In this episode, science gives a technical explanation for why humans (and other primates) kiss. That is, if you really need that technical explanation. For me, the simple fact that a (good) kiss feels incredible. It’s foreplay, helping to build erotic anticipation, continues to create that warm, comfortable, welcoming environment in which sex, hopefully good sex, will take place. Delightful teasing of pleasures yet to come. Kissing basics really need to be taught because way too many people confuse kissing with taking a Godzilla-sized chomp of their partner’s lips. Or randomly and forcefully darting their tongue into the other’s mouth like a doctor trying to take a temperature reading in the middle of a toddler’s tantrum.
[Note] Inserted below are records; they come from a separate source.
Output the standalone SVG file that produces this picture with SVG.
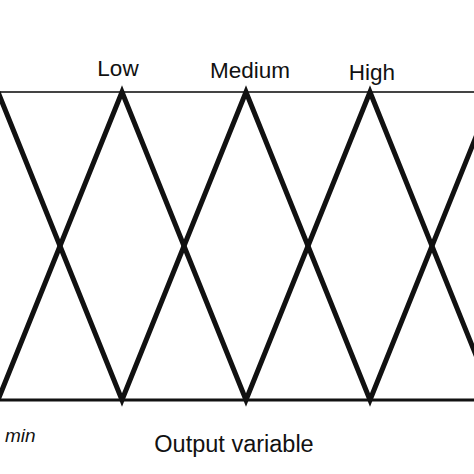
<svg xmlns="http://www.w3.org/2000/svg" width="474" height="474" viewBox="0 0 474 474">
<style>
.t{font-family:"Liberation Sans",Arial,sans-serif;font-size:22.5px;fill:#111;text-anchor:middle}
.m{stroke:#111;stroke-width:5;fill:none;stroke-linejoin:miter}
</style>
<rect width="474" height="474" fill="#fff"/>
<g id="axes">
<line x1="0" y1="92" x2="474" y2="92" stroke="#444" stroke-width="2"/>
<line x1="0" y1="400" x2="474" y2="400" stroke="#111" stroke-width="3"/>
</g>
<g id="connectors">
<polyline class="m" points="-2,92 122,400 246,92 370,400 494,92"/>
<polyline class="m" points="-2,400 122,92 246,400 370,92 494,400"/>
</g>
<g id="labels">
<text class="t" x="118" y="76">Low</text>
<text class="t" x="250" y="78">Medium</text>
<text class="t" x="372" y="80">High</text>
<text class="t" x="234" y="452" style="font-size:23.5px">Output variable</text>
<text x="5" y="442" style="font-family:'Liberation Sans',Arial,sans-serif;font-size:19px;font-style:italic;fill:#111">min</text>
</g>
</svg>
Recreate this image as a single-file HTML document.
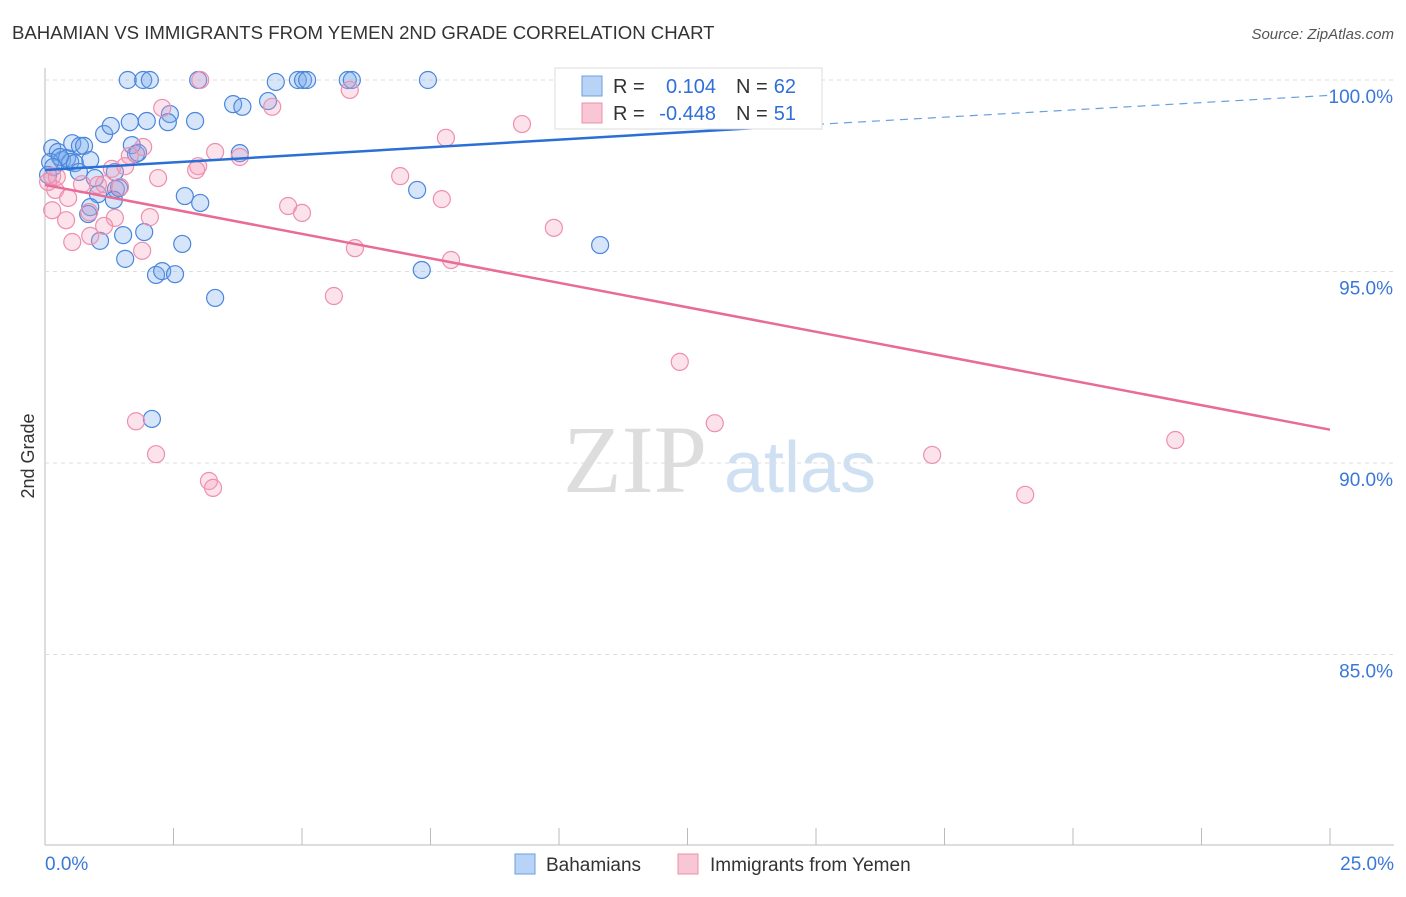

Kissing is very intuitive and sensual. There are techniques, obviously, and every sex manual discusses them in depth (said sex manual authors’ opinions about women notwithstanding). But like every other art, practice makes perfect. The erotic arts require as much practice as dancing or singing or acting. Everyone can do basic artistic performances and this tends to lead people to assume no further instruction or concentration is needed on the subject, especially that of sex. This is wrong, of course, as there is nothing worse than a bad kisser and those who are good kissers have definitely had a lot of practice and made it a point to make their kisses something to be enjoyed by both parties. Being open to instruction is a good way to turn a bad kisser into a good kisser and later into a fantastic kisser.
I planted my first kiss on a boy at age 3; he was 3 years old as well. My parents and his parents, thinking it was adorable, took pictures of it, so I actually have a picture of my first kiss, chaste and cheek-based though it was. The look on his face was priceless. Now older, wiser, and thankfully less chaste, my kisses still make guys happy.